As we wish our colleagues who "took the 85" a safe voyage into retirement, many of us remember – not entirely with joy – the 60s, when experience and the sound advice that comes with it, were in very short supply. The next few years may well replicate the past as many more of us, hired to teach the baby boom, retire a little earlier than expected.

In my first year of secondary teaching, the average experience across the province was about three years. The small number of experienced teachers were stretched to capacity in their efforts to teach their own classes well and coach us as we struggled to find our feet.

We clearly need to deal better with not only the induction of new teachers, but with helping experienced teachers adjust to the huge variety of changes occurring within the system.

Tim Ralph, a teacher from Whitby, wrote a thoughtful comment on my last column. He made the point that I had concentrated solely on the ongoing professional learning needs of secondary teachers. Very true – I was focussed on the proposed new guidelines for the secondary panel.

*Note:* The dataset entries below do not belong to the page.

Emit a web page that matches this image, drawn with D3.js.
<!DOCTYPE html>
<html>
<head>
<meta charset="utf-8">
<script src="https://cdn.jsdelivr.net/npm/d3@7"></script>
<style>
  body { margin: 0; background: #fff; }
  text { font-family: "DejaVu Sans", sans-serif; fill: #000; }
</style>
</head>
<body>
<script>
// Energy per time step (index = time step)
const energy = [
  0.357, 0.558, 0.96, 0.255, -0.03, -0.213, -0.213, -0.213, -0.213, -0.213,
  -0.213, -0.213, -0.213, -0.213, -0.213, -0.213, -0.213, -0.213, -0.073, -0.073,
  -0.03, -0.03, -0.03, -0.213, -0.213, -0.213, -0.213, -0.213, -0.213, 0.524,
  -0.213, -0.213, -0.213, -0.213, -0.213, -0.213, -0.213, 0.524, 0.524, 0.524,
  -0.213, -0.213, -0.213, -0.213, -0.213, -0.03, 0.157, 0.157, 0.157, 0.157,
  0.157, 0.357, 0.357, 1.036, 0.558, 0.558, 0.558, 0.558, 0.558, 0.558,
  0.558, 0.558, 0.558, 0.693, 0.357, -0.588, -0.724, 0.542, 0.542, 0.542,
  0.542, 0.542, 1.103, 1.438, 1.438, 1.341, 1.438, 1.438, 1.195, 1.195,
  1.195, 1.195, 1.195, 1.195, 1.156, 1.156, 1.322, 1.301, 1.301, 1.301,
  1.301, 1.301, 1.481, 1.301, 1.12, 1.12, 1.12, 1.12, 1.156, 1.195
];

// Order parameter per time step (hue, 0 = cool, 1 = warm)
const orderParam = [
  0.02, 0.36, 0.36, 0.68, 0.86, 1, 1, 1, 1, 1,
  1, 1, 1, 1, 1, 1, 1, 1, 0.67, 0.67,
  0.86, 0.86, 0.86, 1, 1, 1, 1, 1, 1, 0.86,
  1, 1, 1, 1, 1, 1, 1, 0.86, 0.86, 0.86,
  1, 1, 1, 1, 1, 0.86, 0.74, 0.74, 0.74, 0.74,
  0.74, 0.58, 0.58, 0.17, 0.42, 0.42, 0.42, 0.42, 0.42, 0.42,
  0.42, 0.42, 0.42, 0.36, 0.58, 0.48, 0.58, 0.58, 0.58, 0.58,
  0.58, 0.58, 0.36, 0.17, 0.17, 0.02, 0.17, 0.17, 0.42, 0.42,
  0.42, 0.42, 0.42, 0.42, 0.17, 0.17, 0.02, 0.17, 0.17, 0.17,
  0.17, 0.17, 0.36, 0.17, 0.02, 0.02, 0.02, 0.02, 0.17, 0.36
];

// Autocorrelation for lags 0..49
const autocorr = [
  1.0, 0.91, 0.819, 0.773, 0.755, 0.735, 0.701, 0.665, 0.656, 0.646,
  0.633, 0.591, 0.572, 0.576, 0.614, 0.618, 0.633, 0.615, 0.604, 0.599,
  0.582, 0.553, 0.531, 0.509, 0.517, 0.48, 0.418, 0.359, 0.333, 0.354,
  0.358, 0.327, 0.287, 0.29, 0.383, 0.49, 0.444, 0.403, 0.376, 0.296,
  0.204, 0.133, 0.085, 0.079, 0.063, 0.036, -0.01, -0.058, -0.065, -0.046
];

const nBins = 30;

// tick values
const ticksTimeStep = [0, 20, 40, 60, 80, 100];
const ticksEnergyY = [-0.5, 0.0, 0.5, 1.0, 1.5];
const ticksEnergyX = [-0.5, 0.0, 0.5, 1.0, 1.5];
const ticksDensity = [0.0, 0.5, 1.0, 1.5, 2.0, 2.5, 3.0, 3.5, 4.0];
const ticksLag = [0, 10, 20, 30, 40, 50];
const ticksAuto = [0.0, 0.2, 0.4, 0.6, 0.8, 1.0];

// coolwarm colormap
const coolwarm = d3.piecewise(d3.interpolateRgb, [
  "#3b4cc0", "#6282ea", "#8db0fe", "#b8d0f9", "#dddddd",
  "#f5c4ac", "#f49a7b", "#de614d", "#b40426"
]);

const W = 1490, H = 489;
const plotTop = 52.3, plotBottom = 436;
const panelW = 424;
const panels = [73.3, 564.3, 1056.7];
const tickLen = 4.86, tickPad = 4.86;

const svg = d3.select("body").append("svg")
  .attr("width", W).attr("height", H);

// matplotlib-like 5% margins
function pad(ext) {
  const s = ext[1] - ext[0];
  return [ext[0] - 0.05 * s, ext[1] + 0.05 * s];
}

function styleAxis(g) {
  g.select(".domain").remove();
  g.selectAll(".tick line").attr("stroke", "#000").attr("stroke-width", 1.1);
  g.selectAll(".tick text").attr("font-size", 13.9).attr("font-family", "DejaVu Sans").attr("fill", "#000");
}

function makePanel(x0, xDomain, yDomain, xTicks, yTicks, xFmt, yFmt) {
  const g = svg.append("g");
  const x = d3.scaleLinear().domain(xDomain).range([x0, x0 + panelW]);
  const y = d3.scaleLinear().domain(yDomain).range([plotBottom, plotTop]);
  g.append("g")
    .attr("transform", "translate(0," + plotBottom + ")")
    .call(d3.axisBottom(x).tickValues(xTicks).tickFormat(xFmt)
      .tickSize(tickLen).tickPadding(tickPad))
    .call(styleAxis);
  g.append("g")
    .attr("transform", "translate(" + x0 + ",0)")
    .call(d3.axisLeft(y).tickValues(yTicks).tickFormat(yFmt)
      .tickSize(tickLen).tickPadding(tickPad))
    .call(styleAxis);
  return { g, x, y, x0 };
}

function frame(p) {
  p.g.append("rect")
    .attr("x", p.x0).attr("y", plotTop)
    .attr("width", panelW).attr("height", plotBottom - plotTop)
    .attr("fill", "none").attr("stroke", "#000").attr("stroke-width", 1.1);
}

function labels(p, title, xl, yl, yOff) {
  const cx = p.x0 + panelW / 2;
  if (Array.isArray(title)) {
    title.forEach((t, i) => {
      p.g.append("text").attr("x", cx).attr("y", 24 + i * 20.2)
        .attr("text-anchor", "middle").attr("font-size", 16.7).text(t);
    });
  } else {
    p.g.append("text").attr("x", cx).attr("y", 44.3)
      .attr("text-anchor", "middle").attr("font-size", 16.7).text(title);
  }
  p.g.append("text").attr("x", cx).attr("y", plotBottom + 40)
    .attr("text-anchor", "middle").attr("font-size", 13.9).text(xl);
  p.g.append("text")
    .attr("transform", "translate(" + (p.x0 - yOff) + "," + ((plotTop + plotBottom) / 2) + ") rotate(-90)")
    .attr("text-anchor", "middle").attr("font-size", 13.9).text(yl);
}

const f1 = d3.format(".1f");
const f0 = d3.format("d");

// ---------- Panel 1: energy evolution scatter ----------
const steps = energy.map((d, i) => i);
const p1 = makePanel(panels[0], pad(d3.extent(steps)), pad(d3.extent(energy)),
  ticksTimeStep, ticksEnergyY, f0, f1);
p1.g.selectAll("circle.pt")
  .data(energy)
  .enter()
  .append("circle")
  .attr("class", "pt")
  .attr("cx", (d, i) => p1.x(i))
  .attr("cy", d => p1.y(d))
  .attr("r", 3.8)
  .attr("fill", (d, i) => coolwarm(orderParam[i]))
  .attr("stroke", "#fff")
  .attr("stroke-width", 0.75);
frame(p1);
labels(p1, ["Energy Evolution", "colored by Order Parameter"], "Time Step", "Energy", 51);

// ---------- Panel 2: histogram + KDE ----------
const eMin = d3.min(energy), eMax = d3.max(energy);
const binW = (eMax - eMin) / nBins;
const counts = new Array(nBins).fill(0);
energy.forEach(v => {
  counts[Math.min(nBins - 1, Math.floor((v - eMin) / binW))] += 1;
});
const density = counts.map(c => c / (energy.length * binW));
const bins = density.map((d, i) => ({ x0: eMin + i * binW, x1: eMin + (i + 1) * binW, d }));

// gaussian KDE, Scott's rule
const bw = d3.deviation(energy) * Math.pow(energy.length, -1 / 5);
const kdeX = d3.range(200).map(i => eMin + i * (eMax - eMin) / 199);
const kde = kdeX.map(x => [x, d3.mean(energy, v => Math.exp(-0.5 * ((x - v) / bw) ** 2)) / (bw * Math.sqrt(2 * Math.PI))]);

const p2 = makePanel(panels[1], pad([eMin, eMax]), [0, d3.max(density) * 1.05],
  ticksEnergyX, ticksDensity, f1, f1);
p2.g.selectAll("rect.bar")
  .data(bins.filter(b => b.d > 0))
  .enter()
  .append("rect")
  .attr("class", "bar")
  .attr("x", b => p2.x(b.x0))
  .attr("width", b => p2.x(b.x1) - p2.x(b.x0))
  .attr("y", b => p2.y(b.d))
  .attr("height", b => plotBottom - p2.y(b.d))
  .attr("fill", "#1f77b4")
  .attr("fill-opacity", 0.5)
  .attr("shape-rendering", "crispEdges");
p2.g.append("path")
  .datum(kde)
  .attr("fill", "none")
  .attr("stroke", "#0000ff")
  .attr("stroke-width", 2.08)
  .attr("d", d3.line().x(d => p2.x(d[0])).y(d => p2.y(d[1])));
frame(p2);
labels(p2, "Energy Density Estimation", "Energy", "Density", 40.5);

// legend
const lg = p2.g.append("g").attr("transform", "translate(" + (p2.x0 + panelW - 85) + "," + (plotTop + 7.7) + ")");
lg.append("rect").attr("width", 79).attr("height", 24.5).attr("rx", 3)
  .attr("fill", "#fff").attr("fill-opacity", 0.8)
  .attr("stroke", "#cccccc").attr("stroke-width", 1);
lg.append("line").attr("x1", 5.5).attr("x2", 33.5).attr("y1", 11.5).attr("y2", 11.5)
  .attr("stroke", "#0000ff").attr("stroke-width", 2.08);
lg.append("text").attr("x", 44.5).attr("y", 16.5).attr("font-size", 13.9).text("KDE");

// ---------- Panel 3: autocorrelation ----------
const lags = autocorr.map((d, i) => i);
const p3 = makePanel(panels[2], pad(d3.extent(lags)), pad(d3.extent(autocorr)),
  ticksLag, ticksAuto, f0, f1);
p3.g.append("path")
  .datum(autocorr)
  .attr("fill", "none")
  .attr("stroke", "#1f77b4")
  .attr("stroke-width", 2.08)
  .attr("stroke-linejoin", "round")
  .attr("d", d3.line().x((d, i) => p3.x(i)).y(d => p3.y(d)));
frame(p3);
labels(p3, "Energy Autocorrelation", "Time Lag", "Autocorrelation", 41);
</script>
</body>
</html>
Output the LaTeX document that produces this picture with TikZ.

His point was that elementary teachers are facing just as significant a curriculum shift and that they also have needs which should be addressed with some urgency. And of course the shift involves much more than curriculum. Some of the reorganization reaches into the heart of what the school is in a democratic society.

The College encourages school districts to allocate both time and resources to staff development, but as they struggle with what the funding formula really means, professional learning for teachers easily disappears from boards’ agendas. Both you and the College must provide constant reminders that the availability of appropriate professional learning is crucial to the successful implementation of change.

Teachers must also play a major role in defining the learning they require. It’s clear from elementary teacher responses to the EQAO questionnaire that programs which reinforce knowledge of the content of the mathematics and science curriculum would respond better to teachers needs than methods courses.

The new science and technology guideline may require updating of content knowledge to quite a sophisticated level. But a single university credit in science won’t cut it.


How can teachers and our professional College play a useful role in the design of appropriate programs to meet the real needs of teachers? The current system, tied in large part to the universities, has difficulty in meeting emergent needs since it must legitimately meet the requirements of academia, which may or may not match those of teachers in the field.

Not this year – but soon – we must have a better answer for the profession and the public than the current random selection.

Two College committees – Standards of Practice and Education, and Accreditation – are identifying some of the areas of concern as they go about their work this year. College staff are also examining the issues as they track the development of the new curriculum.

Who knows, in the near future you may be able to connect to the College web site, check out the offerings of accredited PD providers and register for a course via the site. The problem of geography in terms of access to programs is more intractable, but creative minds will resolve that.

In the meantime, the College staff wish you clear sailing through the turbulent waters of the next few months, and another successful school year. And to our new members, welcome and our best wishes as you embark on your career in teaching.